Eskiden Karpuz İdik
Cem Karaca’nın İşte Geldik Gidiyoruz isimli parçasında geçen bir cümle var: Eskiden karpuz idik şimdi döndük biz hıyara. Bu söz benim geç fark ettiğim bir gerçeği çok güzel anlatıyor. Bahsedeyim:
Karpuz da yeşil hıyar da. Sanki hıyar karpuzun büzülmüş hali gibi. Karpuz bol sulu, hıyar ise az sulu. Karpuzun içi renkli hıyarınki ise renksiz. Karpuz çok tatlı hıyar ise tatsız tuzsuz. Yani karpuz, suyunu, rengini, tadını kaybedip hıyar olmuş gibi.
Çocukluk da bana göre insanlığın tam hali. Çocuklar birçok açıdan yetişkinlerden daha erdemliler. Biz onların eksik versiyonuyuz.
Çocuklar bize göre daha coşku dolu, daha masum değil mi? Çocuklar küçük şeylerle mutlu olmasını bizden daha iyi bilmiyorlar mı? Biz koşullu severken onlar bizi koşulsuzca sevmiyorlar mı? Affetmeyi, geçmişi geride bırakmayı bizden daha iyi becermiyorlar mı?
Değerler eğitimine bizim çocuklardan daha fazla ihtiyacımız yok mu? Çocuklar dünyayı güzelleştirirken biz yetişkinler kirletmiyor muyuz?
Bir bebek için kullandığımız ‘nurtopu’ ibaresini herhangi bir yetişkin için kullanmak neden mümkün değil? Çocukları öpmeye doyamazken bir yetişkini öpmek neden cazip gelmiyor? Bir çocuğu uyurken izlemek insana huzur verirken bizim uykumuzu izlemek neden zevksiz?
Yani Cem Karaca çok doğru söylemiş böyle bakınca.
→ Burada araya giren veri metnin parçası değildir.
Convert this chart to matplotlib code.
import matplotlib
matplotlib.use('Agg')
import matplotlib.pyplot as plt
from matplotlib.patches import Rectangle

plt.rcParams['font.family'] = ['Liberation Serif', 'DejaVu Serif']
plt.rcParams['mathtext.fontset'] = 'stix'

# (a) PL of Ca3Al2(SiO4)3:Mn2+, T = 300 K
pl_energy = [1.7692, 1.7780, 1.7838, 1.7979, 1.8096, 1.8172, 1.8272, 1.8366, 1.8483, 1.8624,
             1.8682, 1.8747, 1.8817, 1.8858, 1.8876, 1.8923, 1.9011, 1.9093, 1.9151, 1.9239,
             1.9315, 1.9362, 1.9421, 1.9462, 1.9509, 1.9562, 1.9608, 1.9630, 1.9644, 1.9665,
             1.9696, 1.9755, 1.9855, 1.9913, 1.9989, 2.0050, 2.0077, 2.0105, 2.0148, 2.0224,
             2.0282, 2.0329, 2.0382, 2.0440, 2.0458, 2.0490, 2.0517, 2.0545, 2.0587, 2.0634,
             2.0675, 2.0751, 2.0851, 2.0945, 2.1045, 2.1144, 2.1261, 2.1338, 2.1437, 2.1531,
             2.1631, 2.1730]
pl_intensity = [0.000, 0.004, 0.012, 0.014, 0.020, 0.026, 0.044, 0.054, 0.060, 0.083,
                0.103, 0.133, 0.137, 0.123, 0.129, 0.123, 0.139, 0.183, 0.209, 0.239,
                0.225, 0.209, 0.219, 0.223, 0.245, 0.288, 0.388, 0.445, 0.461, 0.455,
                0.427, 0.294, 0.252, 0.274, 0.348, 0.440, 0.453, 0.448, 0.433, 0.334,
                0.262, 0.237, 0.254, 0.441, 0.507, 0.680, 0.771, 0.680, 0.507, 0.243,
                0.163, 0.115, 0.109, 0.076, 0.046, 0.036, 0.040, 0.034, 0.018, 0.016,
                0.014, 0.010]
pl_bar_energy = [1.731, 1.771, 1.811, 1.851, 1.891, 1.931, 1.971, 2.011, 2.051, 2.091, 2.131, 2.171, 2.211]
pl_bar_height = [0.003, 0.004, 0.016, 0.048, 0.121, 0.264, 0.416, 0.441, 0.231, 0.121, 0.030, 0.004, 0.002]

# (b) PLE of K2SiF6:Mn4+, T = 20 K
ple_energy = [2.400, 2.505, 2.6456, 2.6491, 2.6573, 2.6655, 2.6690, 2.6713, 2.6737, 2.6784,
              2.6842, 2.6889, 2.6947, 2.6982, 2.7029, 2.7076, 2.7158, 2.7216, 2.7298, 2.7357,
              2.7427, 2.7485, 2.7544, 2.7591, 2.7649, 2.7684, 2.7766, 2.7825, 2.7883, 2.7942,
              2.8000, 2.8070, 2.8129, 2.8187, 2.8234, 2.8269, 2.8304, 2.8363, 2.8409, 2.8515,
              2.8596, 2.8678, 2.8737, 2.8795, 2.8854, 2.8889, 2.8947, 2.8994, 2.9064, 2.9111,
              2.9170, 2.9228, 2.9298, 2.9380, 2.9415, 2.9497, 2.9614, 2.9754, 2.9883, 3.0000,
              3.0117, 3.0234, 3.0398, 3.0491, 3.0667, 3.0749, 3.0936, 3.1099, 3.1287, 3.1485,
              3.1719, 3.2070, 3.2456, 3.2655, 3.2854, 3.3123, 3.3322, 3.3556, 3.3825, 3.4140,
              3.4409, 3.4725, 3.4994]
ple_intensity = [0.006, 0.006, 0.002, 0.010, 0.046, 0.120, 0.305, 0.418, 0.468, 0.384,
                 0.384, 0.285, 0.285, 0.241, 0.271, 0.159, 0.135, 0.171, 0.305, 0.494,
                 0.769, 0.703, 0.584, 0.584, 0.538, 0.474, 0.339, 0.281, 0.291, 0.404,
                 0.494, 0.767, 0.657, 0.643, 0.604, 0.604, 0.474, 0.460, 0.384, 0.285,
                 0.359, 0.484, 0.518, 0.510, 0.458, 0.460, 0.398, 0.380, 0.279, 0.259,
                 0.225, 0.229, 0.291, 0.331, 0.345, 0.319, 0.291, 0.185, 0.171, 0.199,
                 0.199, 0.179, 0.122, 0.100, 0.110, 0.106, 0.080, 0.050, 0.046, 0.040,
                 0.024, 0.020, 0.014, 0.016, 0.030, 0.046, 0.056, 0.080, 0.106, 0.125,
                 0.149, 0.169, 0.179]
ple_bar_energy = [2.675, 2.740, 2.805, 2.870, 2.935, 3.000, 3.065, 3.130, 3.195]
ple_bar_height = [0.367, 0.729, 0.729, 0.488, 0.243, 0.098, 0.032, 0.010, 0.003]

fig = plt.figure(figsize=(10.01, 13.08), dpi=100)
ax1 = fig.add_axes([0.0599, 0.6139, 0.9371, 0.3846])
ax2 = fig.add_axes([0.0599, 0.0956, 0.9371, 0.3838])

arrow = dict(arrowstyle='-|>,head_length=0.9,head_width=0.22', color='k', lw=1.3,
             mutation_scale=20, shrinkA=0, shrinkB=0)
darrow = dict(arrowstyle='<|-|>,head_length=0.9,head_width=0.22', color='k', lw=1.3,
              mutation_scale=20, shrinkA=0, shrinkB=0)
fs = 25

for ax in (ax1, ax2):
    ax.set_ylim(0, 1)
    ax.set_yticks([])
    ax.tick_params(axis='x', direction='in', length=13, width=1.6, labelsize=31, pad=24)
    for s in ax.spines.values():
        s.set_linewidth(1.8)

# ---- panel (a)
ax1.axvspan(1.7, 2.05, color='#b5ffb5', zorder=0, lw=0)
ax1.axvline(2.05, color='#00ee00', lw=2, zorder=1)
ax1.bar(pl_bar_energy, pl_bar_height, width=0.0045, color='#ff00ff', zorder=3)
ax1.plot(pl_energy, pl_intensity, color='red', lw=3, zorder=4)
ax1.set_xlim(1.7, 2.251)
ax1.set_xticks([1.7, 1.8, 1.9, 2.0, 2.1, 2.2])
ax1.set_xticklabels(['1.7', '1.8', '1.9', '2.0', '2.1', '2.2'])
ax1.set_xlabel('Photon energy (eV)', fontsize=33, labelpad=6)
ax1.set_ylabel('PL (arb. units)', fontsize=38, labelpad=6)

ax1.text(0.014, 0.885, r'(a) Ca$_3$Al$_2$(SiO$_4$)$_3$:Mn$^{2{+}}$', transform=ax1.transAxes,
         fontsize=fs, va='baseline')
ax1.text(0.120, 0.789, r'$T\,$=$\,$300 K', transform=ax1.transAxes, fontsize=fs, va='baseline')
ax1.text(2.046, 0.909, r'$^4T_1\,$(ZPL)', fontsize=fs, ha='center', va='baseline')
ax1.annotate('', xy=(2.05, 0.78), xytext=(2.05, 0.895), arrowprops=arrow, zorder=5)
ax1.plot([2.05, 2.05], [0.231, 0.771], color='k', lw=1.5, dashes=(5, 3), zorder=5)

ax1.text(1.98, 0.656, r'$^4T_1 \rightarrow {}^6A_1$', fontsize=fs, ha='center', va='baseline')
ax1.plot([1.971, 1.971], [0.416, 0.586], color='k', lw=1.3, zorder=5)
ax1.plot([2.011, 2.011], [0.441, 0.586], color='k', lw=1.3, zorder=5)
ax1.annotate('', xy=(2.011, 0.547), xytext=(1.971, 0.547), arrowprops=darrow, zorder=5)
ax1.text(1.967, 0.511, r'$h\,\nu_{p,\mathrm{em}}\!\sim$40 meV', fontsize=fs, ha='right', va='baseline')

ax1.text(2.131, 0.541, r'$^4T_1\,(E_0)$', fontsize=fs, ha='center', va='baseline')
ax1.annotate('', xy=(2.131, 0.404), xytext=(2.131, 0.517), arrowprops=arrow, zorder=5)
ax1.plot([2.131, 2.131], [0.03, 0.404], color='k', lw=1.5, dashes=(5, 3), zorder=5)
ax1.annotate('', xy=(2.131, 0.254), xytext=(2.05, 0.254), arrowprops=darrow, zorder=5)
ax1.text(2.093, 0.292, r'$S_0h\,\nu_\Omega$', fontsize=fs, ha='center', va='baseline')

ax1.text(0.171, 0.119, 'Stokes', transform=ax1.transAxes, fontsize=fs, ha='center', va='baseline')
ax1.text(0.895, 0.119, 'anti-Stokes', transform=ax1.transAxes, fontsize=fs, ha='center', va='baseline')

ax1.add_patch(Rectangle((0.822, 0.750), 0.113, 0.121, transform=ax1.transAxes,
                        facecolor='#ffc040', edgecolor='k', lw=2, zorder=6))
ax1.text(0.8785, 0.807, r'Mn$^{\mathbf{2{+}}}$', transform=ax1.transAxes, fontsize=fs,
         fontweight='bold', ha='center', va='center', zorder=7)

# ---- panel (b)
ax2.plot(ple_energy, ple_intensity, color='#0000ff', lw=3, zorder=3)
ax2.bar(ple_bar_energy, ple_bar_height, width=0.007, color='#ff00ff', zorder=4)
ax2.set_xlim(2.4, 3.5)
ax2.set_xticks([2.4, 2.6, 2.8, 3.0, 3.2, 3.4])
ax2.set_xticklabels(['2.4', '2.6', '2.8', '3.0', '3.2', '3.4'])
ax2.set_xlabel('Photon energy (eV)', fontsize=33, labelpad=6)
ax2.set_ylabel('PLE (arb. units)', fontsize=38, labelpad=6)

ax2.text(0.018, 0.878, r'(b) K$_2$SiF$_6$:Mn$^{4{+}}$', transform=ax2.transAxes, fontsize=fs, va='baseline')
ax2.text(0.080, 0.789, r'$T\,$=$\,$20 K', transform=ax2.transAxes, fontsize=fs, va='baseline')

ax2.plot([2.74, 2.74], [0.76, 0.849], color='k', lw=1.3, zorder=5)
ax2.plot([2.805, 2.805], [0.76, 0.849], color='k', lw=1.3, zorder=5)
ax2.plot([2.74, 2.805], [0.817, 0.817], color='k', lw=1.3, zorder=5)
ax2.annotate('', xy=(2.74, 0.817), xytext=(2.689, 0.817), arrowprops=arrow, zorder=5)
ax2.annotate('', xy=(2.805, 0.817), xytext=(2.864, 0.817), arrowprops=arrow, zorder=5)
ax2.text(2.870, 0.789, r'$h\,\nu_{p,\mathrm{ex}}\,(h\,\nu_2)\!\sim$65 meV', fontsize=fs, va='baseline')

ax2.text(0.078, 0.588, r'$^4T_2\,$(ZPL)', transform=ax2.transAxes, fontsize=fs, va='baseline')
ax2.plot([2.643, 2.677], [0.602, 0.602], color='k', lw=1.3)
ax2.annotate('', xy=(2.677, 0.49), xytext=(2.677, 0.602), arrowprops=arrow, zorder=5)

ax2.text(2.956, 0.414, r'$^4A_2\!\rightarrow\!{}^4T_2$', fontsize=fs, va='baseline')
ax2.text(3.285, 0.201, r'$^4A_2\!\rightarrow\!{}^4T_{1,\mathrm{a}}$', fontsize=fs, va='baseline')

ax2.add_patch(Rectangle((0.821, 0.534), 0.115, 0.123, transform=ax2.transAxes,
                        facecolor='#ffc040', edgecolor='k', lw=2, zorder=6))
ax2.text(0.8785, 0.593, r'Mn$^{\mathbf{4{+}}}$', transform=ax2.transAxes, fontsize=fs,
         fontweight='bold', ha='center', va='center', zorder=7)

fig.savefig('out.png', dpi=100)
Çocuklar karpuz, biz ise …
Biz çocukları eğitmeye çalışıyoruz, ya onlar bizi eğitmek için bu dünyaya geldilerse? Biz onları adam etmeye çalışıyoruz, belki de onlara bakıp adam olmamız gerekiyordur. Olamaz mı?
İmam Suyuti’nin bir sözü ile bitirelim: Kim çocukluktaki hasletlerini yetişkinliğe taşırsa o kişi evliya olur.